The Canadian housing market is showing worrying signs of overvaluation, the International Monetary Fund warned on Tuesday, adding that the evidence is starker in the more expensive properties.

According to the IMF:

“Housing has regained momentum, but with important differences across regions and markets. House prices have reaccelerated, mainly driven by brisk activity in major metropolitan areas – notably, Toronto, Vancouver, and Calgary.”

While praising the Canadian economy, the IMF warns that even though the expected growth in exports has arrived, the country needs to shift its focus away from household consumption and residential investment.

The IMF forecasts GDP (gross domestic product) growth of 2.25% in 2014. Economic slack has been on a gradual decline with growth running slightly above potential in most quarters since 2013.

Canadian housing market

Have record-low interest rates fueled a Canadian housing bubble? Opinions are divided.

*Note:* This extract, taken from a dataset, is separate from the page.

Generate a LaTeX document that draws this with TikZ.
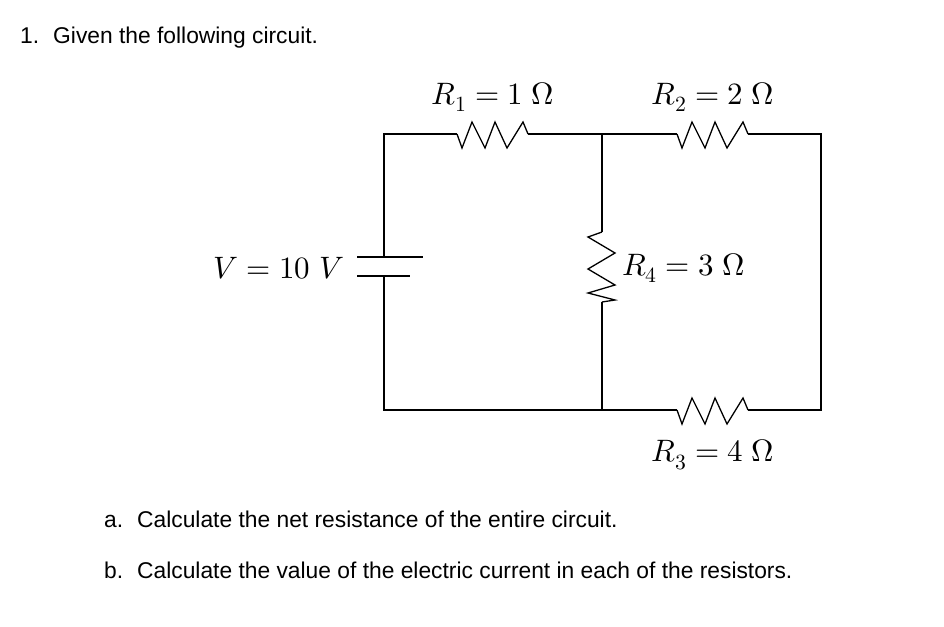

The authors of the Report – Canada: Concluding Statement of the 2014 Article IV Mission – foresee growing demand coming from the US, which should help push up and broaden Canada’s economic recovery. More than three-quarters of the country’s exports go to the United States.

Bubble or soft landing?

Record-low interest rates have boosted demand for homes. Canadian policy makers have been trying to get exports and business investment to be the drivers of GDP growth.

Canadian economists fail to agree about the state of the housing market. Some believe that it is over-extended and there is a risk of a bubble, while others insist that government measures to rein in the market by imposing more stringent mortgage-insurance rules will help bring about a gentle landing.

The IMF said:

“Although key domestic vulnerabilities in the housing market and the household sector can interact with adverse external shocks to harm growth, risks appear contained from a financial stability perspective.”

According to the IMF Report, population growth has pushed up demand, which is has not been matched by adequate supply, especially the building of single-family homes.

The number of uninsured mortgages with low loan-to-value ratios is increasing by 10% annually.

The IMF wrote:

“Tighter mortgage insurance rules, reduced affordability, and new construction of multi-family units appear to have contained price growth in other market segments.”

The Report says Canada has benefited from the growth in oil sands production despite intensified challenges to competitiveness in non-energy sectors. Oil-rich provinces are likely to see lower activity while those reliant on manufacturing and services will experience growth, due to the decline in the price of oil.